Collection entries:
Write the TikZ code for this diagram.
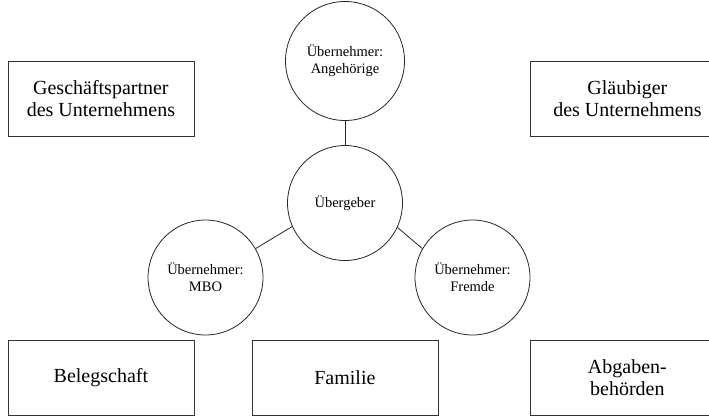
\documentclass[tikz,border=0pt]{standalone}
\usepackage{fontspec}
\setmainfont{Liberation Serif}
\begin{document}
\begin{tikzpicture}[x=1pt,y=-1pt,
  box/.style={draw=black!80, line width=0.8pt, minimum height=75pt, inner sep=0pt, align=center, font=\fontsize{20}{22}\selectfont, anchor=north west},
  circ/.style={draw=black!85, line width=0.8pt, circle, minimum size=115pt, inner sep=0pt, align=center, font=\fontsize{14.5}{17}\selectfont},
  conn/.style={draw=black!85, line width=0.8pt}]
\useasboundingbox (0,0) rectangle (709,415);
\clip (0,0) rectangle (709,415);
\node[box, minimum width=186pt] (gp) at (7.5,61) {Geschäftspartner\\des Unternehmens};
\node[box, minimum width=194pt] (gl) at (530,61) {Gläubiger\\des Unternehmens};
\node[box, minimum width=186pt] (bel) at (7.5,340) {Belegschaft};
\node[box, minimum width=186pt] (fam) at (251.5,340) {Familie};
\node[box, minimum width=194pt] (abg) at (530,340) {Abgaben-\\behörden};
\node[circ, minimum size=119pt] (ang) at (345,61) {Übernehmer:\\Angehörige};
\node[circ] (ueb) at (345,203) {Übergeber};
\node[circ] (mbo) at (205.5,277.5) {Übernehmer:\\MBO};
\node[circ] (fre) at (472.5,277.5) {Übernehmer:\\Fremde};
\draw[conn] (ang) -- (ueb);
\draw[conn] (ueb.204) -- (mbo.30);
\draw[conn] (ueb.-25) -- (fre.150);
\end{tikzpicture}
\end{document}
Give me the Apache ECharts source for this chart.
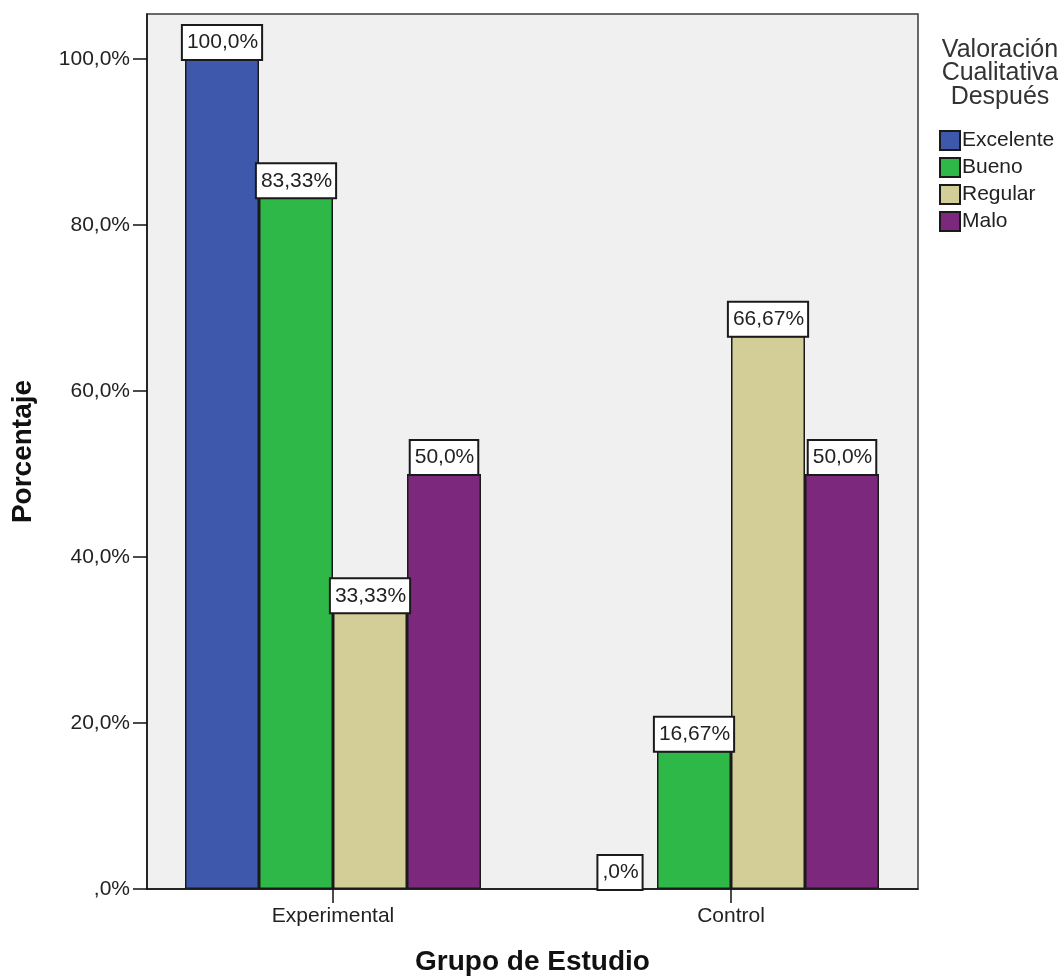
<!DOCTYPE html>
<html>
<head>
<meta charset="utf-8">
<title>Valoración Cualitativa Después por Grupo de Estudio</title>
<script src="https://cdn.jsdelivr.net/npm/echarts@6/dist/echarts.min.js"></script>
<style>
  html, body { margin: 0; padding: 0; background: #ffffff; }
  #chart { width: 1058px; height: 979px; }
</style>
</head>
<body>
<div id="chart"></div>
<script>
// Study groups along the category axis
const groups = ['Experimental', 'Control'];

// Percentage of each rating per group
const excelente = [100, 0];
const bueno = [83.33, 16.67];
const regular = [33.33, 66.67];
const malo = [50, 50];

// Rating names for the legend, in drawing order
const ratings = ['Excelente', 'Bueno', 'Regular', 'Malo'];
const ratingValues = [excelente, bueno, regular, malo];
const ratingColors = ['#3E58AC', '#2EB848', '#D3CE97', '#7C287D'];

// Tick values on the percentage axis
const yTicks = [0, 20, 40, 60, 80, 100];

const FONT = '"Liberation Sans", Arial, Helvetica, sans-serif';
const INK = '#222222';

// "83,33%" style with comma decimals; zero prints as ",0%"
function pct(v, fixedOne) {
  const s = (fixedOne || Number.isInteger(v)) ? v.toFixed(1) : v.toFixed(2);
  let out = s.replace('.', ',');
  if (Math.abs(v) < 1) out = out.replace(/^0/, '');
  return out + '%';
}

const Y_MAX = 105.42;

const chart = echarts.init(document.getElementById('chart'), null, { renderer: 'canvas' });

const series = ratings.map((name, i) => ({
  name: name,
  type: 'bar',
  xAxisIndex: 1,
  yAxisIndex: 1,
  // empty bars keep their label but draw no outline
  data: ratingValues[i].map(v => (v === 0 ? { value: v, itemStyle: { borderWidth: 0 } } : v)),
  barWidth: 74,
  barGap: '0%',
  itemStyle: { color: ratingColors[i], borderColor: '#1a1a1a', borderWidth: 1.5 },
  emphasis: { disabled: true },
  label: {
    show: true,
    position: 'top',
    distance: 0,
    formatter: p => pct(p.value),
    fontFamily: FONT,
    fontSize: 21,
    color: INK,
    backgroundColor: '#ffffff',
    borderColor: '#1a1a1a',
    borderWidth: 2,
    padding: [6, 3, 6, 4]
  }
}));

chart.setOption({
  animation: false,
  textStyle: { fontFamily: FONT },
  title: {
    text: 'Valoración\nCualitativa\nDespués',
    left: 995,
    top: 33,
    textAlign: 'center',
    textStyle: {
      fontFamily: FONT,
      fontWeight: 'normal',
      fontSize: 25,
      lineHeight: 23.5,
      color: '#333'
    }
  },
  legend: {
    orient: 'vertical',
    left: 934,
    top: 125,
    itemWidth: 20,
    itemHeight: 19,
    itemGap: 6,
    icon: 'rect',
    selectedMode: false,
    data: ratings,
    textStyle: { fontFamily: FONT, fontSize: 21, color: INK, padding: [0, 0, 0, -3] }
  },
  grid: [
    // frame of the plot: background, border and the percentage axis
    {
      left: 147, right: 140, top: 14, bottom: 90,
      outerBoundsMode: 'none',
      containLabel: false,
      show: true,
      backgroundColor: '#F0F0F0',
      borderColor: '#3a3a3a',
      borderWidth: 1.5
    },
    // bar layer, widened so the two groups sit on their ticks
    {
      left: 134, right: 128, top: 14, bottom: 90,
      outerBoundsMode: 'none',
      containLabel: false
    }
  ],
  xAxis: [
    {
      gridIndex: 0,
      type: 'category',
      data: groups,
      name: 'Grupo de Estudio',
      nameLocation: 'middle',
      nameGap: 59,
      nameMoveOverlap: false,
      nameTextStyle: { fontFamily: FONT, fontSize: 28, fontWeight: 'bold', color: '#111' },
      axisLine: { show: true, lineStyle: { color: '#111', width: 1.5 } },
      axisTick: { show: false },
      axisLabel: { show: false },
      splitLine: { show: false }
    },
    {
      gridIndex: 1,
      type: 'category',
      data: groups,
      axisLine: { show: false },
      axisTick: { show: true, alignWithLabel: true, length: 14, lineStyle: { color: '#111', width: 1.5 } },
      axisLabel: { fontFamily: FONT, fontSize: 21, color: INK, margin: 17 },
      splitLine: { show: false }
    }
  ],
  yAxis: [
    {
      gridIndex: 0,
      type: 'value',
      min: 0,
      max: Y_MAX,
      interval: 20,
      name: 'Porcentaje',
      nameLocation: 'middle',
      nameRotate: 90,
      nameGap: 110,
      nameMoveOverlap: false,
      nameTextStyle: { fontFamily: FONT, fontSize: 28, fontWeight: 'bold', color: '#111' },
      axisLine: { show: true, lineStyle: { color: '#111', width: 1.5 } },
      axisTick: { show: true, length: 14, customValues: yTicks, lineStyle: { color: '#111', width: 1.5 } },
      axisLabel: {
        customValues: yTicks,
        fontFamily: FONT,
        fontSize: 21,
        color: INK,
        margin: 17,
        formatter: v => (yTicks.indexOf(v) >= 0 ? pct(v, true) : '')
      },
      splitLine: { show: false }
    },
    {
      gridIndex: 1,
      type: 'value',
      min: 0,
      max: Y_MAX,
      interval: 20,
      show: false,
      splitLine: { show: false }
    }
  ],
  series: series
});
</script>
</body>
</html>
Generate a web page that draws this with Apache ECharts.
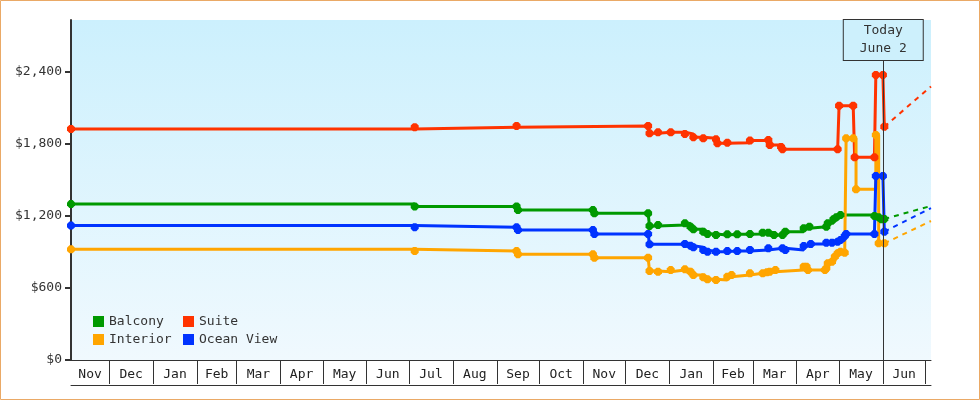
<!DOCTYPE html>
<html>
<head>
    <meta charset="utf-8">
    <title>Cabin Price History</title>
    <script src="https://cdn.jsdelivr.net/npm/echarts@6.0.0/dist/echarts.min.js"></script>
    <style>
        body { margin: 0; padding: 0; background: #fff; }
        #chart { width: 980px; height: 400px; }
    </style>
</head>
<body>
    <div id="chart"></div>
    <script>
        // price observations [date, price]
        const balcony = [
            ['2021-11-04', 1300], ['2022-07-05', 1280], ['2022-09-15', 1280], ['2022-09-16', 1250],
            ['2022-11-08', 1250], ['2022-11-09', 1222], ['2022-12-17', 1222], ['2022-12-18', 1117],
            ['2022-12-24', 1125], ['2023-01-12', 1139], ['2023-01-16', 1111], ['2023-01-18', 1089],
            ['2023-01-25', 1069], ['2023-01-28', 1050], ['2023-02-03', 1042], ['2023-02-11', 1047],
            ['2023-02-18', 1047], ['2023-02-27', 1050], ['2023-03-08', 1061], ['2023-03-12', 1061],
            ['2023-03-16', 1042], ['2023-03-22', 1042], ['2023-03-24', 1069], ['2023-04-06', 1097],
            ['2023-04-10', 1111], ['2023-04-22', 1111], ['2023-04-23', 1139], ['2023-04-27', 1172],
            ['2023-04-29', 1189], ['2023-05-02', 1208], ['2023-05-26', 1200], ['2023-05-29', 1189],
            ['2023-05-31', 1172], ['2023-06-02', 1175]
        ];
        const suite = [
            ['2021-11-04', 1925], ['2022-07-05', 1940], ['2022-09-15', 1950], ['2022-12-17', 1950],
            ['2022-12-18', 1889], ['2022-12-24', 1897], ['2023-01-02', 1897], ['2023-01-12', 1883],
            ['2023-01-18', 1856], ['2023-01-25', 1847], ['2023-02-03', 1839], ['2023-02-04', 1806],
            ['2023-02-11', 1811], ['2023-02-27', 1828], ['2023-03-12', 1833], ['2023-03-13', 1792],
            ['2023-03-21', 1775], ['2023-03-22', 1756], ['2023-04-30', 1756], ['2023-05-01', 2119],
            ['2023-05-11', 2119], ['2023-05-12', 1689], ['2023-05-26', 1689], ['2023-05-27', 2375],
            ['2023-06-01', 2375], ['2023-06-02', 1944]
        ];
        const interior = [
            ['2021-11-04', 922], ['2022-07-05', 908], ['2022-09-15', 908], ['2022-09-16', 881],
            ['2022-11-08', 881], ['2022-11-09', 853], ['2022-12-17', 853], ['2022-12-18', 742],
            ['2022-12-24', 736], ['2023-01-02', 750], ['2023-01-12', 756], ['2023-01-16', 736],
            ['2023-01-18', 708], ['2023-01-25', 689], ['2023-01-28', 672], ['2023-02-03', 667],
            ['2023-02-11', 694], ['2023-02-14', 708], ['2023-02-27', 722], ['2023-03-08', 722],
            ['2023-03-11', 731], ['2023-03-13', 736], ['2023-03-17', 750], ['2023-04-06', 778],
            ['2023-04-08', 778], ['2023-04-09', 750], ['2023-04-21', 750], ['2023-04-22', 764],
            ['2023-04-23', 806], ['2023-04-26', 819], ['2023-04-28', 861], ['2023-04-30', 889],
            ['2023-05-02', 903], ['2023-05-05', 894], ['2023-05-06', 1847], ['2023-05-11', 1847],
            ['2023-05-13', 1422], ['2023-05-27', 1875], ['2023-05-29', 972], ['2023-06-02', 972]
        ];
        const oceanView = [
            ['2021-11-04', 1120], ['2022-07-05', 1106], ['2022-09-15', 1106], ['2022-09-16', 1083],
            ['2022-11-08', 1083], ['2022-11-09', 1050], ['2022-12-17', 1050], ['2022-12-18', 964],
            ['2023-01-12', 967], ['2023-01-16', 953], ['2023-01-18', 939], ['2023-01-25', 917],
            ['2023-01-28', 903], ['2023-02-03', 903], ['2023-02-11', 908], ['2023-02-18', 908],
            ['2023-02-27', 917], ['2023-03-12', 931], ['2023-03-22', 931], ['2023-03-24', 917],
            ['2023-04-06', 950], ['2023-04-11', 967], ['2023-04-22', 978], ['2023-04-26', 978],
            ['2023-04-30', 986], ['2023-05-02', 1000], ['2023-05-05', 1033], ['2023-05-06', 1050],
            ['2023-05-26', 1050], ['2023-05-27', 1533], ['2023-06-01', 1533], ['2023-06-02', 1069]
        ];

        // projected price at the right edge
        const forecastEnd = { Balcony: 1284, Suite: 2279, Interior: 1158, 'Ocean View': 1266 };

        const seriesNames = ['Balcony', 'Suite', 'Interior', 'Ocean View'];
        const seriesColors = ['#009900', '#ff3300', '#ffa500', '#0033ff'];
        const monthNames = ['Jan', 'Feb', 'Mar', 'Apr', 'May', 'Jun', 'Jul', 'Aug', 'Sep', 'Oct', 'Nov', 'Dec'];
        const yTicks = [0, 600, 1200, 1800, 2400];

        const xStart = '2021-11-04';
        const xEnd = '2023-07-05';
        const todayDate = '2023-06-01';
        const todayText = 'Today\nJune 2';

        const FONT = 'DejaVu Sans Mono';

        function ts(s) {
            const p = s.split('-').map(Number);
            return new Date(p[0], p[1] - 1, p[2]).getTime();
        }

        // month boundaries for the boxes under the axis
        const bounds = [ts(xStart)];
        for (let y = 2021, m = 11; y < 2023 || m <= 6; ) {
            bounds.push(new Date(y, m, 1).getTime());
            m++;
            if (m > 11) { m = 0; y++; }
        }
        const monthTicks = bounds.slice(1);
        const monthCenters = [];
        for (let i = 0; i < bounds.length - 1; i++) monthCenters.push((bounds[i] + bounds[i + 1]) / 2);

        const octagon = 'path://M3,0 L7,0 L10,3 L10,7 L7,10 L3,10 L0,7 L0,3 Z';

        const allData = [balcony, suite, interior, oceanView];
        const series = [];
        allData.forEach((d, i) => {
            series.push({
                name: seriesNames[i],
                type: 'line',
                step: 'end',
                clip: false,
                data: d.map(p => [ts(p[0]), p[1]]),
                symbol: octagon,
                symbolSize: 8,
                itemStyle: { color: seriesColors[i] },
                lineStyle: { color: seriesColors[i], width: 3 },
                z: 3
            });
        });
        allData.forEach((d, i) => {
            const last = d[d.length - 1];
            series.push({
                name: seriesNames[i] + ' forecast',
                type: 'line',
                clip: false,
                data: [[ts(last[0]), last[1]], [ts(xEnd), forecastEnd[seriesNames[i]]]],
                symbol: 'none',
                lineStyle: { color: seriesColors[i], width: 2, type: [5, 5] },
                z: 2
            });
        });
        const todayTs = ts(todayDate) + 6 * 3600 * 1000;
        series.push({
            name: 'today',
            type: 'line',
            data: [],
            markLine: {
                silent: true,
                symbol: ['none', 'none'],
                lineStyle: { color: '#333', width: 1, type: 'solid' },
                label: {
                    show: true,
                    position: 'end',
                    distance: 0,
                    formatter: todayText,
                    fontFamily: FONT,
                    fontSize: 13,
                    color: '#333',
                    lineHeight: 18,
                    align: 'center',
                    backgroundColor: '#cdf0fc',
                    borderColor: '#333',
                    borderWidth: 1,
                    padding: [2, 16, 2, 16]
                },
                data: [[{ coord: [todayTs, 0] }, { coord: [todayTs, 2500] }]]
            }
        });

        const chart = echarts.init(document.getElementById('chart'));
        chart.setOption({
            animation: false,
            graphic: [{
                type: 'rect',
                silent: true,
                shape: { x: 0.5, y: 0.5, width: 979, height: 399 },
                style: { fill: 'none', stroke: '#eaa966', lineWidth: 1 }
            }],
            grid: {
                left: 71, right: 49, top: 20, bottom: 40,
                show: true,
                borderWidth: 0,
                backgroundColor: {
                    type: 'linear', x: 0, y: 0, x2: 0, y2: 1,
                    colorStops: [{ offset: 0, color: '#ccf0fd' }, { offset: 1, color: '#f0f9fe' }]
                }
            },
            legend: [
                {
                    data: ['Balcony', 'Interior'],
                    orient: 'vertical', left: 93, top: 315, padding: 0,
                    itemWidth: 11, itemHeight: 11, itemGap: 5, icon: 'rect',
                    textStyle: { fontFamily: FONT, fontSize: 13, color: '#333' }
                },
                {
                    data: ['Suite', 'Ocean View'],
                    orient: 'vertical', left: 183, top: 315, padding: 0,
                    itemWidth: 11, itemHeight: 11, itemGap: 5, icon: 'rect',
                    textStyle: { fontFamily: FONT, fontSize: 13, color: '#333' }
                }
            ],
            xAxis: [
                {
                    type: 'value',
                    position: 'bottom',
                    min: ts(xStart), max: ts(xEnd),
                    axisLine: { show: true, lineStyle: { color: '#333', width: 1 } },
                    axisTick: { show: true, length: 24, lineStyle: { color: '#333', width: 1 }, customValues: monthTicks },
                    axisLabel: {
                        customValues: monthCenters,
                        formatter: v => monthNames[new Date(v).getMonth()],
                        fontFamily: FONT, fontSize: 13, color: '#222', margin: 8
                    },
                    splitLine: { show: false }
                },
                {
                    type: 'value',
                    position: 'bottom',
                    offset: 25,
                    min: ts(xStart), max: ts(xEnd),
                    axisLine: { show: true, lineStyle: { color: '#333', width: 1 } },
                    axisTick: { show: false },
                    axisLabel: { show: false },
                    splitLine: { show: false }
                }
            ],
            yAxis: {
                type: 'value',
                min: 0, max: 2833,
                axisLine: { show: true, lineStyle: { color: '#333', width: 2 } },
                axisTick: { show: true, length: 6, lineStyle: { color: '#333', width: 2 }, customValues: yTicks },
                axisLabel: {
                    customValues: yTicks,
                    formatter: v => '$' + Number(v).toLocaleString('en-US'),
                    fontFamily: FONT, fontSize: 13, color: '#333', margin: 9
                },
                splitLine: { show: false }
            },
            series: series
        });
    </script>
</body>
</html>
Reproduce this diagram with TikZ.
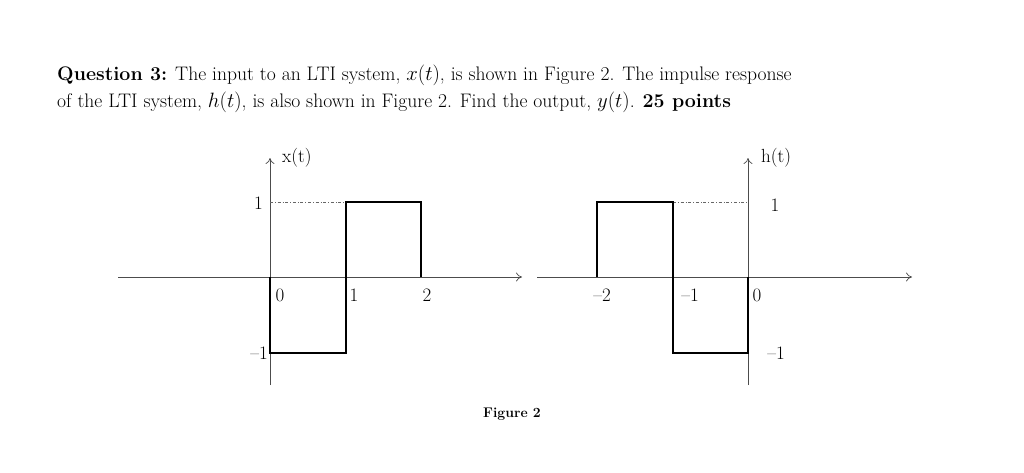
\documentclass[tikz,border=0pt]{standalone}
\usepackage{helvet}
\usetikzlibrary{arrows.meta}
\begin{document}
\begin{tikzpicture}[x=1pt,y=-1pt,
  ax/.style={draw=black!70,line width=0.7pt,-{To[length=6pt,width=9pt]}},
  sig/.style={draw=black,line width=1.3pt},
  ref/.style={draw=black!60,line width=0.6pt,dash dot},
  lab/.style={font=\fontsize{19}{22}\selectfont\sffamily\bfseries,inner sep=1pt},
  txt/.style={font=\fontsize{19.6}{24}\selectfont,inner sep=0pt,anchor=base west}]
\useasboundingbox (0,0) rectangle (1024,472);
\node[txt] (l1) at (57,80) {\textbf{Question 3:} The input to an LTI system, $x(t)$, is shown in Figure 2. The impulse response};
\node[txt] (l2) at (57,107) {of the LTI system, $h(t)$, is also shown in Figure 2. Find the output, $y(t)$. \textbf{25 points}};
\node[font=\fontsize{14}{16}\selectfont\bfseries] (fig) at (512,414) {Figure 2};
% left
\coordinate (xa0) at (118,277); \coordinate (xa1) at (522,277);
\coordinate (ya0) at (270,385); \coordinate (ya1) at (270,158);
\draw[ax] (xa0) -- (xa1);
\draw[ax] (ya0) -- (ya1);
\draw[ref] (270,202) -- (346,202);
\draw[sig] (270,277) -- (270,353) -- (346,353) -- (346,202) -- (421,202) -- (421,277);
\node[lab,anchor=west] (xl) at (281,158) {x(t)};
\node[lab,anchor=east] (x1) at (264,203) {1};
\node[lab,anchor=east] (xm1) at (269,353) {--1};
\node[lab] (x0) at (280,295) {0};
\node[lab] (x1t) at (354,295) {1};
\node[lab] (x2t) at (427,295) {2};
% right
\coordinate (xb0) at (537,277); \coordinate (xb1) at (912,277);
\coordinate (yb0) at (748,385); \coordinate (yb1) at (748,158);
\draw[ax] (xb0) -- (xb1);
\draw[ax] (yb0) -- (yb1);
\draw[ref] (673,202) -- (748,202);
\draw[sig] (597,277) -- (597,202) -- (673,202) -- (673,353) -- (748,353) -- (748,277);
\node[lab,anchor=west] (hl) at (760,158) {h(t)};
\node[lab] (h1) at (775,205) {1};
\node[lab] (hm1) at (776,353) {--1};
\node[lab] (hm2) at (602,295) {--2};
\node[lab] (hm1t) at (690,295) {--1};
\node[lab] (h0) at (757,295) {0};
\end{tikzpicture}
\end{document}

**WHAT TO DO:**
Determine how many lines of the listing above hold the word "Apache". Report that number without anything else.

**OUTPUT OF THE EXERCISE:**
2